Swiss citizens and their family members may be able to appeal certain EU Settlement Scheme decisions under the Citizens’ Rights Appeals Regulations. This can include refusals of valid EUSS applications, refusals of EUSS family permits or travel permits, and certain decisions cancelling, curtailing or revoking EUSS status.

What is a human rights claim in a UK visa appeal?

A human rights claim argues that refusal of entry, requiring a person to leave, or removal from the UK would breach rights under the Human Rights Act 1998. The claim should explain the relevant family life, private life, best interests of a child, health or dependency issues, rather than simply making a bare reference to “Article 8” or “human rights”.

How long do I have to appeal a UK visa decision from Switzerland?

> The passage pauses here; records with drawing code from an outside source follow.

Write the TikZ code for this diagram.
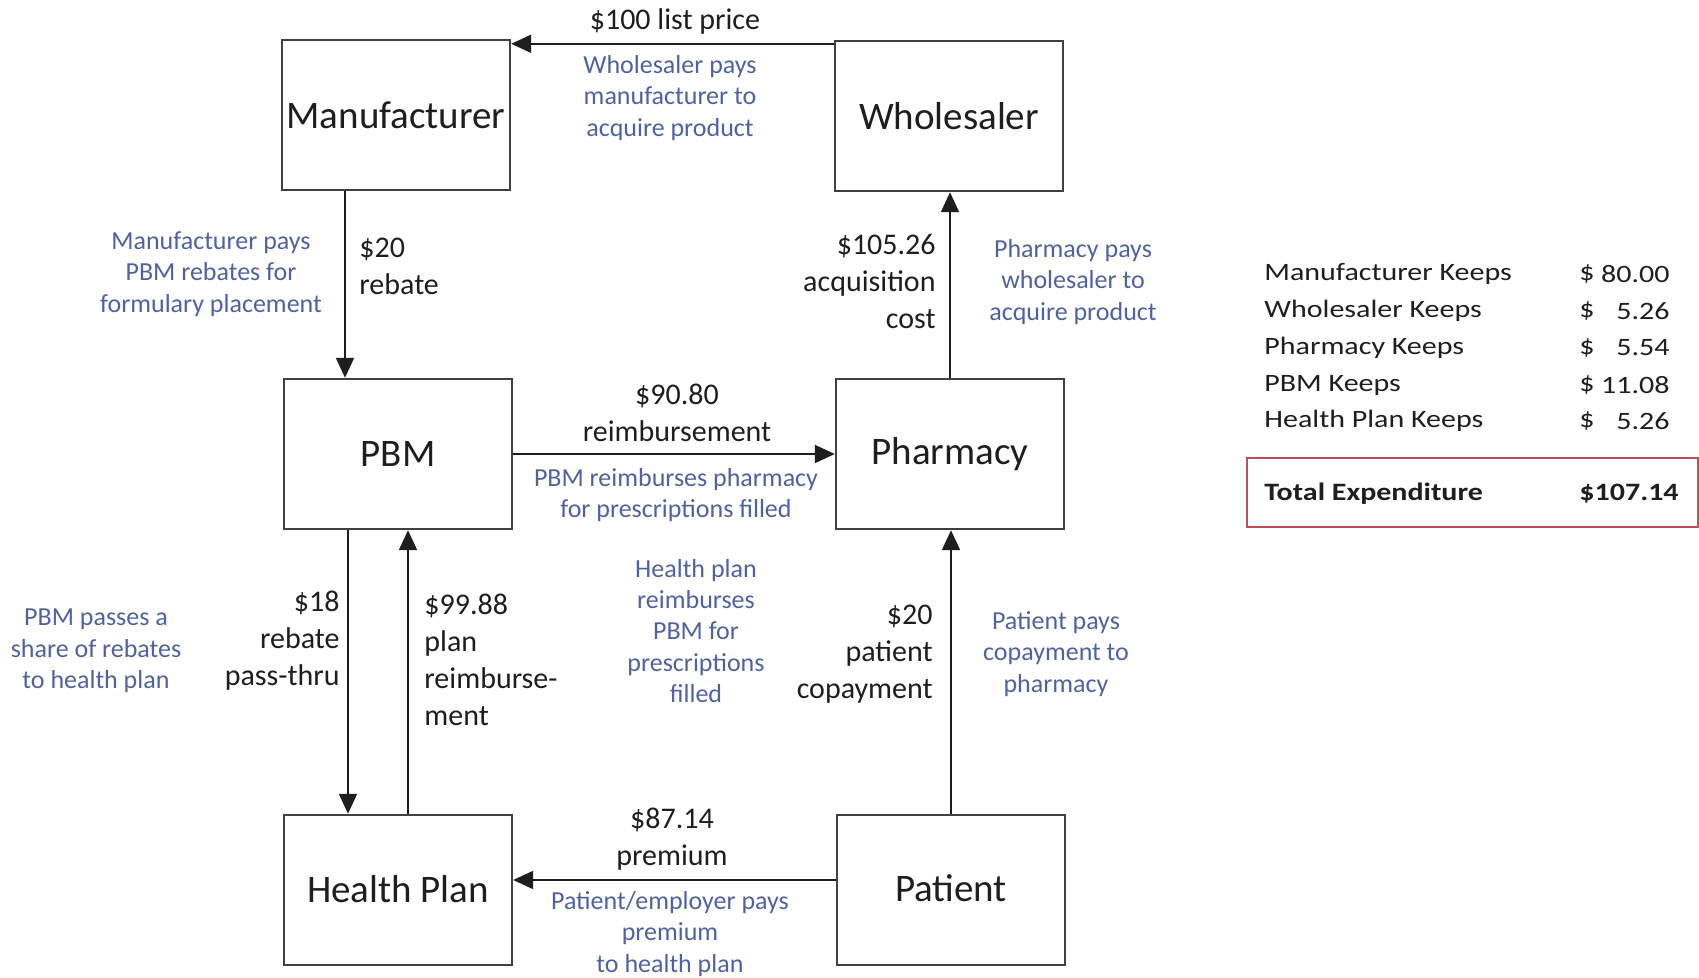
\documentclass[tikz,border=0pt]{standalone}
\usepackage{fontspec}
\setmainfont{Carlito}
\newfontfamily\tabfont[FakeStretch=1.2]{Carlito}
\usetikzlibrary{arrows.meta}
\definecolor{noteblue}{RGB}{80,98,158}
\definecolor{ink}{RGB}{30,30,30}
\definecolor{totred}{RGB}{185,80,90}
\begin{document}
\begin{tikzpicture}[x=0.5pt,y=-0.5pt,
 party/.style={draw=ink!85, line width=1.2pt, minimum width=114pt, minimum height=75pt, inner sep=0pt, font=\fontsize{19.5}{23}\selectfont, text=ink},
 flow/.style={draw=ink, line width=1pt, -{Triangle[length=10pt,width=9pt]}},
 amt/.style={font=\fontsize{15}{18.5}\selectfont, text=ink, inner sep=0pt},
 note/.style={font=\fontsize{13}{15.7}\selectfont, text=noteblue, inner sep=0pt, align=center},
 tab/.style={font=\tabfont\fontsize{12.5}{15}\selectfont, text=ink, inner sep=0pt},
 tabb/.style={font=\tabfont\bfseries\fontsize{12.5}{15}\selectfont, text=ink, inner sep=0pt},
]
\useasboundingbox (0,0) rectangle (1699,978);

% parties
\node[party] (man) at (396,115) {Manufacturer};
\node[party] (whol) at (949,116) {Wholesaler};
\node[party] (pbm) at (398,454) {PBM};
\node[party] (pharm) at (950,454) {Pharmacy};
\node[party] (hp) at (398,890) {\raisebox{1.5pt}{Health Plan}};
\node[party] (pat) at (951,890) {\raisebox{1.5pt}{Patient}};

% flows
\draw[flow] ([yshift=-2pt]whol.north west) -- ([yshift=-2pt]whol.north west -| man.east);
\draw[flow] ([xshift=-25.5pt]man.south) -- ([xshift=-25.5pt]man.south |- pbm.north);
\draw[flow] (pharm.north) -- (pharm.north |- whol.south);
\draw[flow] (pbm.east) -- (pharm.west);
\draw[flow] ([xshift=-25pt]pbm.south) -- ([xshift=-25pt]pbm.south |- hp.north);
\draw[flow] ([xshift=5pt]hp.north) -- ([xshift=5pt]hp.north |- pbm.south);
\draw[flow] (pat.north) -- (pat.north |- pharm.south);
\draw[flow] ([yshift=5pt]pat.west) -- ([yshift=5pt]pat.west -| hp.east);

% amounts
\node[amt, align=center] (a1) at (675,22) {\$100 list price};
\node[amt, align=left, anchor=west] (a2) at (359,266) {\$20\\rebate};
\node[amt, align=right, anchor=east] (a3) at (936,281) {\$105.26\\acquisition\\cost};
\node[amt, align=center] (a4) at (677,413) {\$90.80\\reimbursement};
\node[amt, align=right, anchor=east] (a5) at (340,641) {\$18\\rebate\\pass-thru};
\node[amt, align=left, anchor=west] (a6) at (424,660) {\$99.88\\plan\\reimburse-\\ment};
\node[amt, align=right, anchor=east] (a7) at (933,654) {\$20\\patient\\copayment};
\node[amt, align=center] (a8) at (672,839) {\$87.14\\premium};

% notes
\node[note] (n1) at (670,98) {Wholesaler pays\\manufacturer to\\acquire product};
\node[note] (n2) at (211,274) {Manufacturer pays\\PBM rebates for\\formulary placement};
\node[note] (n3) at (1073,282) {Pharmacy pays\\wholesaler to\\acquire product};
\node[note] (n4) at (676,495) {PBM reimburses pharmacy\\for prescriptions filled};
\node[note] (n5) at (696,631) {Health plan\\reimburses\\PBM for\\prescriptions\\filled};
\node[note] (n6) at (96,651) {PBM passes a\\share of rebates\\to health plan};
\node[note] (n7) at (1056,654) {Patient pays\\copayment to\\pharmacy};
\node[note] (n8) at (670,934) {Patient/employer pays\\premium\\to health plan};

% table
\node[tab, anchor=west] (k1) at (1264,274) {Manufacturer Keeps};
\node[tab, anchor=west] (k2) at (1264,311) {Wholesaler Keeps};
\node[tab, anchor=west] (k3) at (1264,348) {Pharmacy Keeps};
\node[tab, anchor=west] (k4) at (1264,385) {PBM Keeps};
\node[tab, anchor=west] (k5) at (1264,421) {Health Plan Keeps};
\foreach \yy/\nn in {274/k1d,311/k2d,348/k3d,385/k4d,421/k5d}{
  \node[tab, anchor=west] (\nn) at (1579,\yy) {\$};
}
\node[tab, anchor=east] (v1) at (1670,274) {80.00};
\node[tab, anchor=east] (v2) at (1670,311) {5.26};
\node[tab, anchor=east] (v3) at (1670,348) {5.54};
\node[tab, anchor=east] (v4) at (1670,385) {11.08};
\node[tab, anchor=east] (v5) at (1670,421) {5.26};
\node[draw=totred, line width=1.1pt, minimum width=225.5pt, minimum height=34.5pt, inner sep=0pt] (tot) at (1472.5,492.5) {};
\node[tabb, anchor=west] (tl) at (1264,494) {Total Expenditure};
\node[tabb, anchor=west] (tv) at (1579,494) {\$107.14};
\end{tikzpicture}
\end{document}
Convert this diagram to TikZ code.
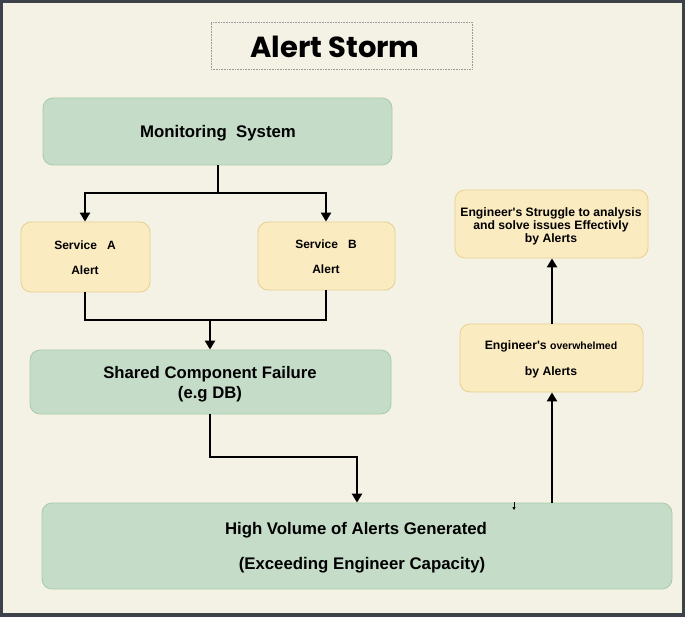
\documentclass[tikz,border=0pt]{standalone}
\usepackage{fontspec}
\setmainfont{Liberation Sans}
\newfontfamily\titlefont{Poppins}
\usetikzlibrary{arrows.meta}
\definecolor{bgc}{HTML}{F4F1E5}
\definecolor{framec}{HTML}{3D424A}
\definecolor{gfill}{HTML}{C5DCC9}
\definecolor{gline}{HTML}{A8CBA6}
\definecolor{yfill}{HTML}{FBEBC1}
\definecolor{yline}{HTML}{E8D08E}
\tikzset{
  gbox/.style={draw=gline, fill=gfill, line width=0.8pt, rounded corners=10pt, inner sep=0pt},
  ybox/.style={draw=yline, fill=yfill, line width=0.8pt, rounded corners=10pt, inner sep=0pt},
  conn/.style={line width=2.4pt, draw=black},
  arr/.style={conn, -{Triangle[length=9pt,width=10pt]}},
  lbl/.style={font=\bfseries, inner sep=0pt, anchor=center}
}
\begin{document}
\begin{tikzpicture}[x=1pt,y=-1pt]
\useasboundingbox (0,0) rectangle (685,617);
\fill[framec] (0,0) rectangle (685,617);
\fill[bgc] (3,3) rectangle (682,613);
% title
\node[draw=gray!80, densely dotted, line width=0.6pt, minimum width=261pt, minimum height=47pt, inner sep=0pt] (title) at (341.5,45.5) {};
\node[font=\titlefont\bfseries\fontsize{29}{32}\selectfont, inner sep=0pt] (titletxt) at (335,47) {Alert Storm};
% boxes
\node[gbox, minimum width=349pt, minimum height=67pt] (mon) at (217.5,131.5) {};
\node[lbl, font=\bfseries\fontsize{16.8}{20}\selectfont] (montxt) at (218,133) {Monitoring\ \ System};
\node[ybox, minimum width=129pt, minimum height=70pt] (sa) at (85.5,257) {};
\node[lbl, font=\bfseries\fontsize{12}{14}\selectfont] (satxt1) at (85,245) {Service\ \ \ A};
\node[lbl, font=\bfseries\fontsize{12}{14}\selectfont] (satxt2) at (85,270) {Alert};
\node[ybox, minimum width=137pt, minimum height=68pt] (sb) at (326.5,256) {};
\node[lbl, font=\bfseries\fontsize{12}{14}\selectfont] (sbtxt1) at (326,244) {Service\ \ \ B};
\node[lbl, font=\bfseries\fontsize{12}{14}\selectfont] (sbtxt2) at (326,269) {Alert};
\node[gbox, minimum width=361pt, minimum height=64pt] (shared) at (210.5,382) {};
\node[lbl, font=\bfseries\fontsize{16.7}{20}\selectfont] (shtxt1) at (210,374) {Shared Component Failure};
\node[lbl, font=\bfseries\fontsize{16.7}{20}\selectfont] (shtxt2) at (210,394) {(e.g DB)};
\node[gbox, minimum width=630pt, minimum height=86pt] (high) at (357,546) {};
\node[lbl, font=\bfseries\fontsize{16.8}{20}\selectfont] (hitxt1) at (356,530) {High Volume of Alerts Generated};
\node[lbl, font=\bfseries\fontsize{16.8}{20}\selectfont] (hitxt2) at (362,565) {(Exceeding Engineer Capacity)};
\node[ybox, minimum width=183pt, minimum height=68pt] (over) at (551.5,358) {};
\node[lbl, font=\bfseries\fontsize{12.2}{14}\selectfont] (ovtxt1) at (551,346) {Engineer\textquotesingle s {\fontsize{10.5}{12}\selectfont overwhelmed}};
\node[lbl, font=\bfseries\fontsize{12.2}{14}\selectfont] (ovtxt2) at (551,372) {by Alerts};
\node[ybox, minimum width=193pt, minimum height=68pt] (strug) at (551.5,224) {};
\node[lbl, font=\bfseries\fontsize{12.2}{14}\selectfont, align=center] (sttxt) at (551,226) {Engineer\textquotesingle s Struggle to analysis\\[-1pt]and solve issues Effectivly\\[-1pt]by Alerts};
% connectors
\coordinate (m1) at (218,193);
\draw[conn] (mon.south -| m1) -- (m1);
\draw[arr] (m1) -- (85,193) -- (sa.north -| 85,0);
\draw[arr] (m1) -- (326,193) -- (sb.north -| 326,0);
\coordinate (j1) at (210,320);
\draw[conn] (sa.south -| 85,0) -- (85,320) -- (326,320) -- (sb.south -| 326,0);
\draw[arr] (j1) -- (shared.north -| j1);
\coordinate (k1) at (210,457);
\coordinate (k2) at (357,457);
\draw[arr] (shared.south -| k1) -- (k1) -- (k2) -- (high.north -| k2);
\coordinate (h1) at (552,0);
\draw[arr] (high.north -| h1) -- (over.south -| h1);
\draw[arr] (over.north -| h1) -- (strug.south -| h1);
\coordinate (tiny1) at (514,502);
\coordinate (tiny2) at (514,510);
\draw[line width=0.6pt, -{Triangle[length=3pt,width=3pt]}] (tiny1) -- (tiny2);
\end{tikzpicture}
\end{document}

If you are outside the UK, the appeal deadline is normally 28 days from the relevant date of the decision or notification. If you are in the UK, the deadline is normally 14 days, and any late appeal must explain why an extension of time is justified.

Should I appeal, request administrative review or make a fresh UK visa application?

An appeal is not always the best option after a UK visa refusal. Administrative review may be appropriate for eligible decisions involving caseworking errors, while a fresh application may be preferable where the refusal can be addressed by stronger or missing evidence.

What happens after a UK immigration appeal is lodged?

After an appeal is lodged, the case will generally involve grounds of appeal, preparation of evidence, any Home Office review, tribunal directions and, where necessary, a hearing. The evidence should respond directly to the reasons for refusal and explain why the decision should be overturned.

Can I travel while my UK immigration appeal is pending?

Travel can affect some UK immigration appeals and immigration status. In many ordinary appeals brought from within the UK, leaving the UK may cause the appeal to cease to be pending, and section 3C leave may end if the applicant leaves the UK.


This article summarises UK immigration law and guidance as at the date of writing. Individual facts, evidence and procedural position can affect the outcome. It is provided for general information only and does not constitute legal advice.